Minimum 3 days to see Ronda + Zahara/Setenil + Grazalema without rushing. Ideal: 5-7 days if you want to hike El Pinsapar, do overnight stays in multiple villages, and drive olive grove back roads at sunset. I spent 18 months and still found new trails. Don\'t try to \'collect\' all 19 villages in 2 days-you\'ll just drive past white blurs.

Which village should I base myself in?

Ronda if you want restaurants/shops/nightlife + central location (1-1.5 hrs to all villages). Grazalema if hiking is priority (trailhead outside your door, cheaper hotels €50/night). Zahara if you want quiet village life (one main street, 2 restaurants, reservoir views from bed). I lived near Ronda but preferred sleeping in Zahara when I wanted to escape tourists.

Can I do this without a car?

Technically yes, practically no. Buses run Málaga→Ronda (€10, 2 hrs, frequent) and Ronda→Grazalema (€5, 1 hr, 2/day), but Zahara/Setenil have minimal service. You\'ll spend more time waiting in plazas than exploring. Rental car = €30-40/day, worth it for freedom to chase sunrise/sunset light and stop at random olive grove miradores. I tried busing once-never again.

Is the driving difficult/dangerous?

Mountain roads with hairpin turns + cliff edges, but paved and well-maintained. CA-9104 (olive grove road) has no guardrails in sections-don\'t drive if you\'re nervous with heights. A-372 main route is easier (wider, more traffic). I drove these roads 100+ times; main risks: slow-moving farm vehicles on blind curves, gravel in hairpins after rain. Drive in daylight, take turns slowly, you\'ll be fine.

What\'s the food situation in small villages?

Limited but excellent. Each village has 1-3 restaurants (closed Mon-Tue often), one panadería (bakery), maybe a fruit truck on market days. Menus focus on local ingredients: venison stew, payoyo goat cheese, olive oil, cured meats. Prices cheap (€8-12 meals, €2-3 glasses wine). Stock up on bread/cheese/olives for trail lunches. Supermarkets exist in Ronda/Grazalema but close 2pm-5pm (siesta).

Do I need hiking boots or can I wear sneakers?

Depends on trails. Village walking = sneakers fine (cobblestones polished smooth, can be slippery after rain). Grazalema mountain trails = hiking boots recommended (rocky, 600m altitude gain, loose stones). I wore trail runners for everything; they worked but I twisted my ankle once on wet rocks. Ronda\'s Camino de los Molinos = steep cobblestones, boots not needed but good tread helps.

How do I get El Pinsapar trail permit for Grazalema?

Book FREE permit online 7 days ahead at reservatuvisita.es (Junta de Andalucía site, Spanish only-use Google Translate). Only 25 people/day allowed on El Pinsapar trail (endangered pinsapo fir forest). Permits released 30 days in advance, summer weekends book out fast. Alternative: permit-free trails like Salto del Cabrero or Llanos del Republicano (also beautiful, fewer restrictions).
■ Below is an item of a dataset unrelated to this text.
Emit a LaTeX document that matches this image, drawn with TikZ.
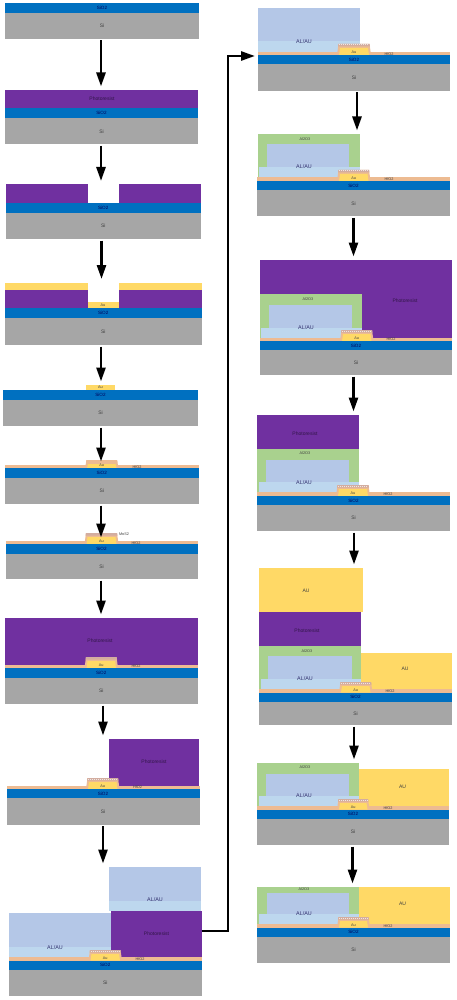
\documentclass[tikz,border=0pt]{standalone}
\usepackage{fontspec}
\setmainfont{Liberation Sans}
\usetikzlibrary{arrows.meta}
\definecolor{cSi}{HTML}{A6A6A6}
\definecolor{cOx}{HTML}{0070C0}
\definecolor{cPR}{HTML}{7030A0}
\definecolor{cAu}{HTML}{FFD966}
\definecolor{cHf}{HTML}{EDBB92}
\definecolor{cAl}{HTML}{B4C7E7}
\definecolor{cBand}{HTML}{BDD7EE}
\definecolor{cAO}{HTML}{A9D18E}
\definecolor{cMo}{HTML}{D3ADA0}
\tikzset{
  lay/.style={inner sep=0pt,outer sep=0pt,draw=none},
  lab/.style={inner sep=0pt,outer sep=0pt,font=\fontsize{5}{5}\selectfont,text=black!75},
  labs/.style={lab,font=\fontsize{3.8}{4}\selectfont},
  labOx/.style={lab,font=\fontsize{4.6}{5}\selectfont,text=blue!35!black},
  labPR/.style={lab,text=cPR!45!black},
  labAl/.style={lab,font=\fontsize{5.4}{5}\selectfont,text=blue!30!black!80},
  arr/.style={line width=2.6pt,draw=black,-{Triangle[length=14pt,width=9pt]}}
}
\newcount\lbln
\newcommand{\lay}[6]{%
  \pgfmathsetmacro\myw{#4-#2}\pgfmathsetmacro\myh{#5-#3}%
  \node[lay,fill=#6,minimum width=\myw pt,minimum height=\myh pt] (#1) at ({(#2+#4)/2},{(#3+#5)/2}) {};}
\newcommand{\lab}[4][lab]{%
  \global\advance\lbln by 1
  \node[#1] (t\the\lbln) at (#2,#3) {#4};}
% name x1 x2 yOx ySi ybot
\newcommand{\base}[6]{%
  \lay{#1ox}{#2}{#4}{#3}{#5}{cOx}\lay{#1si}{#2}{#5}{#3}{#6}{cSi}%
  \lab[labOx]{{(#2+#3)/2}}{{(#4+#5)/2}}{SiO2}%
  \lab{{(#2+#3)/2}}{{(#5+#6)/2}}{Si}}
% x1 x2 top bot moscolor checker
\newcommand{\bump}[6]{%
  \fill[cHf] (#1,#4) -- (#1+1.5,#3) -- (#2-1.5,#3) -- (#2,#4) -- cycle;
  \fill[cAu] (#1+2,#4) -- (#1+3,#3+4) -- (#2-3,#3+4) -- (#2-2,#4) -- cycle;
  \fill[#5] (#1+1,#3+2.5) -- (#1+1.5,#3) -- (#2-1.5,#3) -- (#2-1,#3+2.5) -- cycle;
  \ifnum#6=1 \draw[white,opacity=.7,line width=1pt,dash pattern=on 1pt off 1pt] (#1+2,#3+1) -- (#2-2,#3+1);\fi
  \lab[labs]{{(#1+#2)/2}}{#4-2.3}{Au}}
\newcommand{\arrow}[3]{%
  \coordinate (ax) at (#3,0);
  \draw[arr] ([yshift=-1.5pt]#1.south -| ax) -- ([yshift=3.5pt]#2.north -| ax);}
\begin{document}
\begin{tikzpicture}[x=1pt,y=-1pt]
\useasboundingbox (0,0) rectangle (456,1000);
\fill[white] (0,0) rectangle (456,1000);
% stage 1
\base{a}{5}{199}{3}{13}{39}
% stage 2
\lay{btop}{5}{90}{198}{108}{cPR}
\base{b}{5}{198}{108}{118}{144.5}
\lab[labPR]{102}{98.5}{Photoresist}
% stage 3
\lay{ctop}{6}{184.5}{87.5}{203}{cPR}
\lay{ctop2}{119}{184.5}{200.5}{203}{cPR}
\base{c}{6}{200.5}{203}{213}{239}
% stage 4
\lay{dtop}{5}{282.5}{88}{289.5}{cAu}
\lay{dtop2}{118.5}{282.5}{201.5}{289.5}{cAu}
\lay{dpr}{5}{289.5}{88}{308}{cPR}
\lay{dpr2}{118.5}{289.5}{201.5}{308}{cPR}
\lay{dau}{88}{302}{118.5}{308}{cAu}
\base{d}{5}{201.5}{308}{318}{345}
\lab[labs]{103}{305.5}{Au}
% stage 5
\lay{etop}{86}{385}{115}{390}{cAu}
\base{e}{3}{198}{390}{400}{426}
\lab[labs]{100.5}{387.5}{Au}
% stage 6
\lay{fhf}{5}{465}{198.5}{468}{cHf}
\bump{85}{118.5}{460}{468}{cHf}{0}
\base{f}{5}{198.5}{468}{478}{504}
\lab[labs]{137}{467}{HfO2}
% stage 7
\lay{ghf}{5.5}{541}{197.5}{544}{cHf}
\bump{84.5}{118.5}{533}{544}{cMo}{0}
\base{g}{5.5}{197.5}{544}{554}{579}
\lab[labs]{124}{534}{MoS2}
\lab[labs]{136}{543}{HfO2}
% stage 8
\lay{hpr}{4.5}{618}{198}{665}{cPR}
\lay{hhf}{4.5}{665}{198}{668}{cHf}
\bump{84.5}{118}{657}{668}{cMo}{0}
\base{h}{4.5}{198}{668}{678}{704}
\lab[labPR]{100}{640.5}{Photoresist}
\lab[labs]{136}{666}{HfO2}
% stage 9
\lay{ipr}{108.5}{739}{199}{785.5}{cPR}
\lay{ihf}{6.5}{785.5}{199.5}{789}{cHf}
\bump{86}{119.5}{778}{789}{cMo}{1}
\base{i}{6.5}{199.5}{789}{798}{824.5}
\lab[labPR]{154}{762}{Photoresist}
\lab[labs]{137.5}{787.5}{HfO2}
% stage 10
\lay{jtop}{109}{867}{201}{901}{cAl}
\lay{jband}{109}{901}{201}{911}{cBand}
\lay{jpr}{111}{911}{201.5}{957}{cPR}
\lay{jal}{9}{913}{110.5}{947}{cAl}
\lay{jband2}{9}{947}{110.5}{957}{cBand}
\lay{jhf}{9}{957}{201.5}{960.5}{cHf}
\bump{88.5}{122}{950}{960.5}{cMo}{1}
\base{j}{9}{201.5}{960.5}{970}{996}
\lab[labAl]{155}{900}{AL/AU}
\lab[labAl]{55}{947.5}{AL/AU}
\lab[labPR]{156.5}{934}{Photoresist}
\lab[labs]{140}{959.5}{HfO2}
% R1
\lay{ktop}{258}{8.5}{359.5}{41}{cAl}
\lay{kband}{258}{41}{359.5}{52}{cBand}
\lay{khf}{258}{52}{450}{55}{cHf}
\bump{337}{371}{44}{55}{cMo}{1}
\base{k}{258}{450}{55}{64}{91}
\lab[labAl]{304}{42}{AL/AU}
\lab[labs]{389}{54}{HfO2}
% R2
\lay{ltop}{258}{134}{359.5}{177.5}{cAO}
\lay{lal}{267}{144.5}{349}{167}{cAl}
\lay{lband}{259}{167}{359.5}{177.5}{cBand}
\lay{lhf}{257}{177.5}{450}{181}{cHf}
\bump{337}{370.5}{170}{181}{cMo}{1}
\base{l}{257}{450}{181}{190}{216.5}
\lab[labs]{305}{139}{Al2O3}
\lab[labAl]{304}{167}{AL/AU}
\lab[labs]{389}{179.5}{HfO2}
% R3
\lay{mtop}{260}{260}{452}{337.5}{cPR}
\lay{mao}{260}{294}{362}{337.5}{cAO}
\lay{mal}{269}{304.5}{352}{328}{cAl}
\lay{mband}{261}{328}{362}{337.5}{cBand}
\lay{mhf}{260}{337.5}{452}{341}{cHf}
\bump{340}{373.5}{330}{341}{cMo}{1}
\base{m}{260}{452}{341}{350}{375}
\lab[labPR]{405}{300.5}{Photoresist}
\lab[labs]{308}{299}{Al2O3}
\lab[labAl]{306}{328}{AL/AU}
\lab[labs]{391}{339.5}{HfO2}
% R4
\lay{ntop}{257}{415}{359}{449}{cPR}
\lay{nao}{257}{449}{359}{492}{cAO}
\lay{nal}{266}{459.5}{349}{482}{cAl}
\lay{nband}{259}{482}{359}{492}{cBand}
\lay{nhf}{257}{492}{450}{496}{cHf}
\bump{336}{370}{485}{496}{cMo}{1}
\base{n}{257}{450}{496}{505}{531}
\lab[labPR]{305}{433.5}{Photoresist}
\lab[labs]{305}{453.5}{Al2O3}
\lab[labAl]{304}{482.5}{AL/AU}
\lab[labs]{388}{494}{HfO2}
% R5
\lay{otop}{259}{568}{363}{611.5}{cAu}
\lay{opr}{259}{611.5}{361}{645.5}{cPR}
\lay{oao}{259}{645.5}{361}{689}{cAO}
\lay{oal}{268}{656}{352}{679}{cAl}
\lay{oband}{261}{679}{361}{689}{cBand}
\lay{oau}{361}{652.5}{452}{689}{cAu}
\lay{ohf}{259}{689}{452}{692.5}{cHf}
\bump{339}{372.5}{682}{692.5}{cMo}{1}
\base{o}{259}{452}{692.5}{702}{725}
\lab{306}{591}{AU}
\lab[labPR]{307}{631}{Photoresist}
\lab[labs]{307}{651}{Al2O3}
\lab[labAl]{305}{679}{AL/AU}
\lab{405}{669}{AU}
\lab[labs]{390}{691}{HfO2}
% R6
\lay{ptop}{257}{763}{359}{806}{cAO}
\lay{pal}{266}{773.5}{349}{796}{cAl}
\lay{pband}{259}{796}{359}{806}{cBand}
\lay{pau}{359}{769}{449}{806}{cAu}
\lay{phf}{257}{806}{449}{809.5}{cHf}
\bump{337}{369.5}{799}{809.5}{cMo}{1}
\base{p}{257}{449}{809.5}{819}{845}
\lab[labs]{305}{767.5}{Al2O3}
\lab[labAl]{304}{796}{AL/AU}
\lab{402.5}{786.5}{AU}
\lab[labs]{388}{808}{HfO2}
% R7
\lay{qtop}{257}{887}{359}{924}{cAO}
\lay{qal}{267}{893}{349}{914}{cAl}
\lay{qband}{259}{914}{359}{924}{cBand}
\lay{qau}{359}{887}{450}{924}{cAu}
\lay{qhf}{257}{924}{450}{927.5}{cHf}
\bump{337}{370}{917}{927.5}{cMo}{1}
\base{q}{257}{450}{927.5}{937}{963}
\lab[labs]{304}{889.5}{Al2O3}
\lab[labAl]{304}{914}{AL/AU}
\lab{402.5}{904}{AU}
\lab[labs]{388}{926}{HfO2}
% connectors
\arrow{asi}{btop}{101}
\arrow{bsi}{ctop}{101}
\arrow{csi}{dtop}{101.5}
\arrow{dsi}{etop}{101}
\arrow{esi}{fhf}{101}
\arrow{fsi}{ghf}{101}
\arrow{gsi}{hpr}{101}
\arrow{hsi}{ipr}{103}
\arrow{isi}{jtop}{103}
\arrow{ksi}{ltop}{357}
\arrow{lsi}{mtop}{353.5}
\arrow{msi}{ntop}{353.5}
\arrow{nsi}{otop}{354}
\arrow{osi}{ptop}{354}
\arrow{psi}{qtop}{352.5}
\coordinate (bus) at (228,500);
\draw[arr] ([yshift=3pt]jpr.east) -| (bus) |- ([xshift=-3pt,yshift=-2.5pt]khf.west);
\end{tikzpicture}
\end{document}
Should I combine this with Granada/Seville/Málaga?

Yes, white villages work well as add-on. Málaga→Ronda = 1.5 hrs (stop in Ronda before/after coastal beach time). Granada→Ronda = 2.5 hrs (Alhambra + white villages = solid week). Seville→Ronda = 2 hrs (easy day trip or overnight). I\'d do: fly into Málaga, rent car, drive to white villages (3-5 days), then coast/Granada/return Málaga. Villages are between big cities-efficient routing.

Final Thoughts from Lucia

I moved to the Serranía de Ronda in 2019 because Barcelona rent was eating 60% of my freelance income. I found a village house for €350/month (vs €1,200 in Barcelona), figured I\'d stay 6 months, ended up living there 18 months. The white villages became my weekend rhythm: wake at 6am, drive to whichever ridge looked good that morning, hike until the tour buses arrived, retreat to a village bar for €1.50 coffee and bocadillo. I walked the Camino de los Molinos 20+ times-never the same light twice. I learned to time my errands around siesta (2pm-5pm everything closes). I memorized which panadería made the best olive oil tortas.

What I want you to understand: these aren\'t museum towns preserved for tourists. They\'re functioning villages where people still farm olives, run family bakeries, hang laundry on balconies. The 'Instagram moment\' miradores are real (turquoise reservoir, gorge bridges, cave houses), but the better experience is waking up at dawn, walking empty cobblestones, sitting in a plaza watching locals greet each other by name. The magic isn\'t in the architecture-it\'s in the timing. Arrive early, stay overnight, skip the 19-village checklist race. Pick 3-4 villages, explore slowly, let the rhythm sink in.

My non-negotiables: 7am starts (before crowds), at least one overnight in a small village (Zahara or Grazalema), driving the olive grove back roads at golden hour, eating where locals eat (not the plaza-facing tourist traps). If you do those four things, you\'ll understand why I stayed 18 months instead of 6.